Twitter has provoked outrage. But Trump is the bigger problem.
Twitter,Donald Trump,Online Censorship,Free Speech
TWITTER HAS provoked outrage for its refusal to remove disgraceful tweets from President Trump that further a baseless conspiracy theory about the death of a former congressional staffer. Whether anger at the social media site is justified, the debate shouldn’t obscure the obvious: The bigger problem is the president.

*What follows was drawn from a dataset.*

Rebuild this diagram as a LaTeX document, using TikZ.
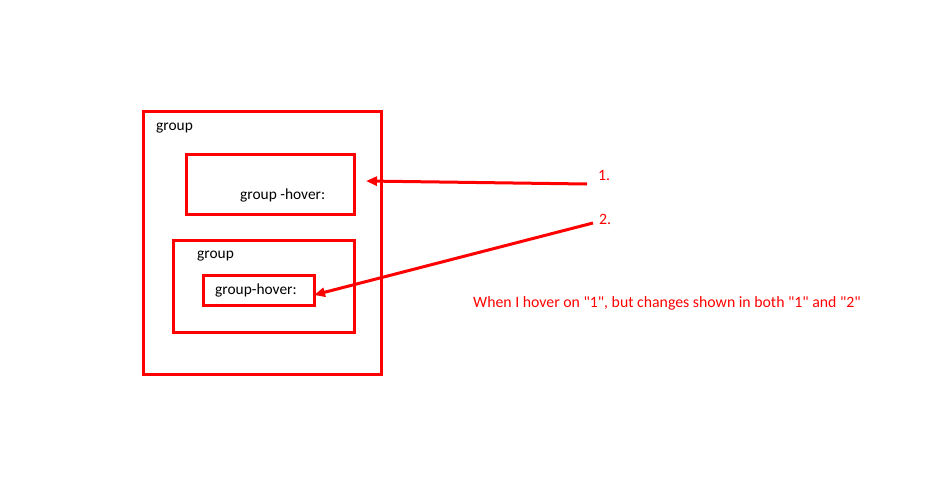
\documentclass[tikz,border=0pt]{standalone}
\usepackage{fontspec}
\setmainfont{Carlito}[Ligatures=TeXOff]
\usetikzlibrary{arrows.meta}
\definecolor{mred}{RGB}{255,0,0}
\begin{document}
\begin{tikzpicture}[x=1pt,y=-1pt,
  redbox/.style={draw=mred,line width=3pt},
  lbl/.style={inner sep=0pt,anchor=base west,font=\fontsize{15.4}{17}\selectfont,text=black},
  rlbl/.style={inner sep=0pt,anchor=base west,font=\fontsize{15.8}{17}\selectfont,text=mred},
  arr/.style={draw=mred,line width=3pt,-{Triangle[length=11pt,width=9pt]}}]
\useasboundingbox[fill=white] (0,0) rectangle (930,496);
\draw[redbox] (143,111) rectangle (381,374);
\draw[redbox] (186,154) rectangle (354,214);
\draw[redbox] (173,240) rectangle (354,332);
\draw[redbox] (203,275) rectangle (314,305);
\node[lbl] (g1) at (156,130) {group};
\node[lbl] (gh1) at (240,199) {group -hover:};
\node[lbl] (g2) at (197,258) {group};
\node[lbl] (gh2) at (215,294) {group-hover:};
\node[rlbl] (n1) at (598,180) {1.};
\node[rlbl] (n2) at (599,224) {2.};
\node[rlbl] (note) at (473,307) {When I hover on "1", but changes shown in both "1" and "2"};
\coordinate (s1) at (587,184);
\coordinate (t1) at (366,181);
\coordinate (s2) at (593,223);
\coordinate (t2) at (314,295);
\draw[arr] (s1) -- (t1);
\draw[arr] (s2) -- (t2);
\end{tikzpicture}
\end{document}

Twitter provided only an apology this week to the husband of Lori Klausutis after he petitioned the company to take down the “vicious lies” Mr. Trump has spread about his wife, who passed away in 2001 when she fainted and hit her head in the office of then-Rep. Joe Scarborough (R-Fla.). Twitter did, however, take action against an entirely separate set of offensive tweets from the commander in chief: false claims that mail-in ballots are fraudulent, to which the platform applied a fact-checking label with a link to authoritative information.
The story is, admittedly, a little head-spinning. Twitter has rules for offensive posts; it exempts world leaders from most of them; but it claims that those exemptions aren’t relevant here, because the tweets related to Ms. Klausutis don’t violate any terms of service about harassment, as critics allege. Twitter is looking to its rules about misinformation instead. The platform rarely takes down misleading content, but it has started to attach fact-checking labels in areas where confusion can become dangerous. One is “civic integrity,” which is why the mail-in ballot tweets were addressed. Apparently, Twitter so far hasn’t developed labeling guidelines for false allegations of murder.

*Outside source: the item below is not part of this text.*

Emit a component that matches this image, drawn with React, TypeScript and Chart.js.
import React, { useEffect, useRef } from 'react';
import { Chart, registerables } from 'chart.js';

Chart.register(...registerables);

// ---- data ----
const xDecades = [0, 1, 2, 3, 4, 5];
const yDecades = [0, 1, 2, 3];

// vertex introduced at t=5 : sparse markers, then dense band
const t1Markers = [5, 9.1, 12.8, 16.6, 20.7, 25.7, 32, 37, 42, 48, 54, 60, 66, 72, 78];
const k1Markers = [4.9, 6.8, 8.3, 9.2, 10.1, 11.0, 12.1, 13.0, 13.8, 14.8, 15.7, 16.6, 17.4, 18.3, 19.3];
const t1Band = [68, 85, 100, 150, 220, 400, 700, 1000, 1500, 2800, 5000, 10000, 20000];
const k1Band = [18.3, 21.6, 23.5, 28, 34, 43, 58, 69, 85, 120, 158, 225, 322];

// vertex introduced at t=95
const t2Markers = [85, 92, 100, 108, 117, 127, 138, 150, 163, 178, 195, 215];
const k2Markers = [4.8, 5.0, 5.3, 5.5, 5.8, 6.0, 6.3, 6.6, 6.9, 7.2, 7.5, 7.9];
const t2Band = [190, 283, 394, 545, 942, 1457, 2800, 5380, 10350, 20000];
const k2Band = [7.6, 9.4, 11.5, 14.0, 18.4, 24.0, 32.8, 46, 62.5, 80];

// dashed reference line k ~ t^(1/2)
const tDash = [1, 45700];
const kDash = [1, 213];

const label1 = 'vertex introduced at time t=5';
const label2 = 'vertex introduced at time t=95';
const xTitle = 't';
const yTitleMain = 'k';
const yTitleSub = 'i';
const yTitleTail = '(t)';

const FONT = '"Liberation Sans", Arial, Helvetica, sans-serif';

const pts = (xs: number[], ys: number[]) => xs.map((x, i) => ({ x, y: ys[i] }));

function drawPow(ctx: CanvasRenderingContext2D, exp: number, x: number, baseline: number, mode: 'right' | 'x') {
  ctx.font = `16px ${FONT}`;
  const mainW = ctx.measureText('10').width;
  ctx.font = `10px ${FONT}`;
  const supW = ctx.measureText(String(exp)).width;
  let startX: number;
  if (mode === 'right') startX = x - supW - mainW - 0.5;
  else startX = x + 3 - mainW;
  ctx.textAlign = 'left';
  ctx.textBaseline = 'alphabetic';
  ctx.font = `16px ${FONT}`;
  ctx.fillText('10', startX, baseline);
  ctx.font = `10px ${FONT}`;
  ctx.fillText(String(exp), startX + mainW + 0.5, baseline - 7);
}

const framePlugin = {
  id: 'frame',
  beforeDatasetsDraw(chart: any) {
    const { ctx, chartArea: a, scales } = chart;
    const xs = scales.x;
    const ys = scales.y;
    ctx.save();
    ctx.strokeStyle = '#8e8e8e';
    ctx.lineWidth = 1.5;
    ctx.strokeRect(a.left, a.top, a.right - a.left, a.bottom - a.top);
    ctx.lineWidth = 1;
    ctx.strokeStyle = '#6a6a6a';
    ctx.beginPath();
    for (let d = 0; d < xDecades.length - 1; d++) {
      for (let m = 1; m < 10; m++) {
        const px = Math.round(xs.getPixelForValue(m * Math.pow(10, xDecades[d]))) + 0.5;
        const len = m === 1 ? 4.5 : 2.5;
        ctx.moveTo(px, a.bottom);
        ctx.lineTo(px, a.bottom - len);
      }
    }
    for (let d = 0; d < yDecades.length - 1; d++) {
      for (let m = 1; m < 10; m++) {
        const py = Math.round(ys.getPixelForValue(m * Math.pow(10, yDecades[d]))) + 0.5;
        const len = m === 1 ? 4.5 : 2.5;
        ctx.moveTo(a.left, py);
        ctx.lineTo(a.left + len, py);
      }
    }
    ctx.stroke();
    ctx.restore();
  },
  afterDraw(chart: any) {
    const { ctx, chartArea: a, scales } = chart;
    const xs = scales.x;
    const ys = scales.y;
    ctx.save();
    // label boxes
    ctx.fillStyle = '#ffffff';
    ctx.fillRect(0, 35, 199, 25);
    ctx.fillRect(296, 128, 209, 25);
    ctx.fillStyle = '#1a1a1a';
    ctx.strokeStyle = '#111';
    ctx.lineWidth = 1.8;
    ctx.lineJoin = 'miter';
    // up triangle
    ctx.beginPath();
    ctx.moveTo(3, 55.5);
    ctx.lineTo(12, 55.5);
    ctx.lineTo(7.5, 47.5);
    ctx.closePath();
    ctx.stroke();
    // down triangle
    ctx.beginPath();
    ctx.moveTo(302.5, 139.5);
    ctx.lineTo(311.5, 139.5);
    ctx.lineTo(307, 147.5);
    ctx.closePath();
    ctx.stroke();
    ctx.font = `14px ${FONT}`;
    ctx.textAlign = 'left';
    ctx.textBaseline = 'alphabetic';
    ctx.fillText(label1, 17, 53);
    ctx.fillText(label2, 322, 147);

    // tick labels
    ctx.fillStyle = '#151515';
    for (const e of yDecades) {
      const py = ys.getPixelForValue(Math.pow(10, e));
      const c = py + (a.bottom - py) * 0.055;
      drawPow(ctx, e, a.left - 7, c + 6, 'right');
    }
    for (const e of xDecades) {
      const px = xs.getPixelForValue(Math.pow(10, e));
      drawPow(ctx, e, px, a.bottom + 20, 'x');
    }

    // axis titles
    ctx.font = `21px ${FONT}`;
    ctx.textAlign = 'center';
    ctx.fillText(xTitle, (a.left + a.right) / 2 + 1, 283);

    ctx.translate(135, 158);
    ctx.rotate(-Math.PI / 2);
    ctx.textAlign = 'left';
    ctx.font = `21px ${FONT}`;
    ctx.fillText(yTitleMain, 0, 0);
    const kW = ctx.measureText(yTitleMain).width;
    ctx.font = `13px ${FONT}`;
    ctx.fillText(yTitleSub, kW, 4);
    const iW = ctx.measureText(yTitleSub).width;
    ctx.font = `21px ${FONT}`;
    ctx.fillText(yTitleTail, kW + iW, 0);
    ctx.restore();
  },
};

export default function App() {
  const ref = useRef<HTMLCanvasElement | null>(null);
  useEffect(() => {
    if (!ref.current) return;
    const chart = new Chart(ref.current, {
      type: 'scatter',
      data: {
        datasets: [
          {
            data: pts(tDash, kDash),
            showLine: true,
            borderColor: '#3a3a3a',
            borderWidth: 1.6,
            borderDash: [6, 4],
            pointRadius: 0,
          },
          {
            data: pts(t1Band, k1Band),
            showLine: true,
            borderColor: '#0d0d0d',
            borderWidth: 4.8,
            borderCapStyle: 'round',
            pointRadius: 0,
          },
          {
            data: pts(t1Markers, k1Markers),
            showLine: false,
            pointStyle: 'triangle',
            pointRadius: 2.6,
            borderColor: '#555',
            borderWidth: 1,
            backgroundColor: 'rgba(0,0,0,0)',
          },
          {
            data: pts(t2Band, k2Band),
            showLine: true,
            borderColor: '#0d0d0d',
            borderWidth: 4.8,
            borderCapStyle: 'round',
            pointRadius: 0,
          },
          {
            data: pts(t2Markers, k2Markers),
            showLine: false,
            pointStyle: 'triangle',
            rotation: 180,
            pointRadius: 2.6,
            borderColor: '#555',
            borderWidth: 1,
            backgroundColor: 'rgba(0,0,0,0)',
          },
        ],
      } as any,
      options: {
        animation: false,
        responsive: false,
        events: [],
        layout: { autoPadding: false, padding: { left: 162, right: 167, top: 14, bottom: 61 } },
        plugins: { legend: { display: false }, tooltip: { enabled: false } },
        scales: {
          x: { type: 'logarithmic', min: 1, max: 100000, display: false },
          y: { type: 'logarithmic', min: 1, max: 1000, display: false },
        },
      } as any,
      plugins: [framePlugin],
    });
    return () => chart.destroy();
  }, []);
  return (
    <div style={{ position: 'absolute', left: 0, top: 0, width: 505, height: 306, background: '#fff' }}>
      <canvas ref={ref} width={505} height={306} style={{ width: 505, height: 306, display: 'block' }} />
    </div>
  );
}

What ought to be more head-spinning than all of this, however, is that the man in the Oval Office spends his days slinging out lies so copious that Twitter has multiple options for policing in the first place. Equally appalling was Mr. Trump’s reaction to Twitter’s timid fact-check: He threatened to “close them down,” having cried earlier this month that the “Radical Left is in total command & control” of social media sites. Twitter’s policies are messy, but that’s in part because the company is scrambling to serve a country whose most powerful public messenger is also its least responsible — all while maintaining the dedication to free expression that makes it a space for everybody.